Recent interest in wearable activity-tracking devices such as pedometers and accelerometers is “an exciting trend,” says UMass Amherst kinesiology professor and chair Dr. Catrine Tudor-Locke, but because each commercial device uses its own proprietary outputs, researchers lack a standard measure when interpreting activity levels across devices.
Now, she has received a grant, expected to total $2.2 million over five years, from NIH’s National Institute on Aging to develop a common metric that can be collected and interpreted across the variety of pedometers, accelerometers and other wearable trackers now in use for personal activity level monitoring. At present, the commercial aspect of accelerometry “remains a lamentable source of frustration to those who yearn for standard measures,” she says.
Dr. Tudor-Locke says researchers need to establish an accurate and reliable measure of the relationship between ambulatory cadence, or steps per minute, and intensity, or metabolic rate, no matter what device is used. This research will provide clear and simple guidance for the cadence associated with a given intensity. For example, 100 steps per minute might be considered moderate intensity, while 130 steps would be vigorous.
She notes, “A common metric that could be collected and interpreted across objective instruments, including those used in the lab and in the real world, would be very valuable. The ability to confidently interpret common cutpoints across instruments would be ideal.”

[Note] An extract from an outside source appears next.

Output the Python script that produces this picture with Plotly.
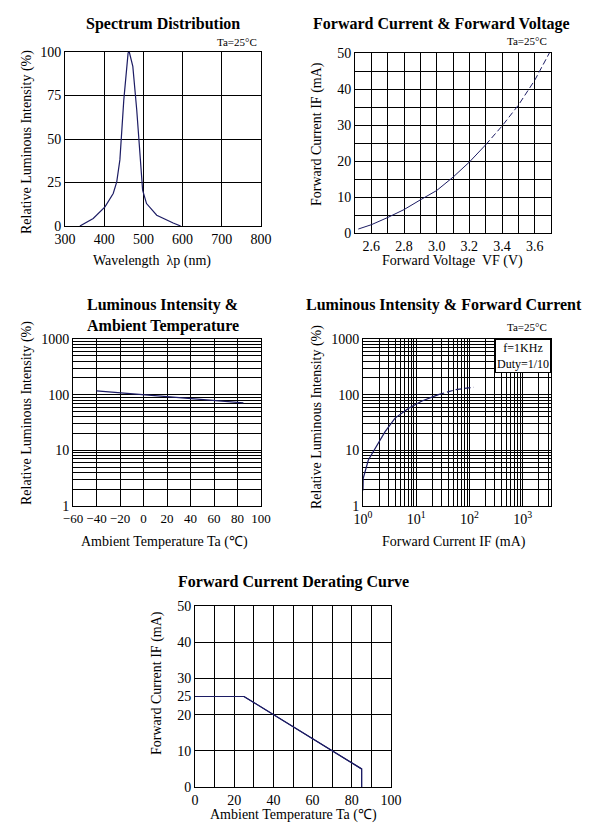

No similar data exist at this time, Dr. Tudor-Locke notes. Her study will calibrate cadence and intensity in 260 adults, groups of 10 men and 10 women in each five-year age category, between 21 and 85. Using cadence, a direct, minimally processed reflection of locomotor quality, is an intelligent innovation because it is reasonably translatable across multiple devices as shown in pilot studies, the kinesiologist says.
Further, Dr. Tudor-Locke is very interested in making sure this information, once established and verified, will be simple and suitable for use in easy-to-understand messages about healthy activity levels for each age group. This project will thus lay the foundation for establishing cadence as the preferred spatial-temporal parameter of gait for both research and public health purposes.
A secondary aim will be to compare different instruments’ abilities to accurately detect cadence at different speeds, to give the investigators confidence in comparing this metric among different instruments. To achieve this, they will collect cadence using multiple commercial and research grade devices and oxygen uptake data during a treadmill assessment of incrementally faster paces. They will also collect these data during mock common activities such as vacuuming, watching television, folding laundry, walking up and down stairs and taking a walk.
Dr. Tudor-Locke, the recognized expert on “how many steps are enough?” says 10,000 per day is “a laudable number” to strive for, but another way to state the goal is 30 minutes per day or 150 minutes a week of moderate activity. “However, just getting off the couch and starting to move gives you immediate benefits, and every time you increase even a bit more, you get additional health benefits,” she adds.
The researcher says the average American adult takes 5,900 to 6,900 steps per day, “and we’re trying to get that higher.”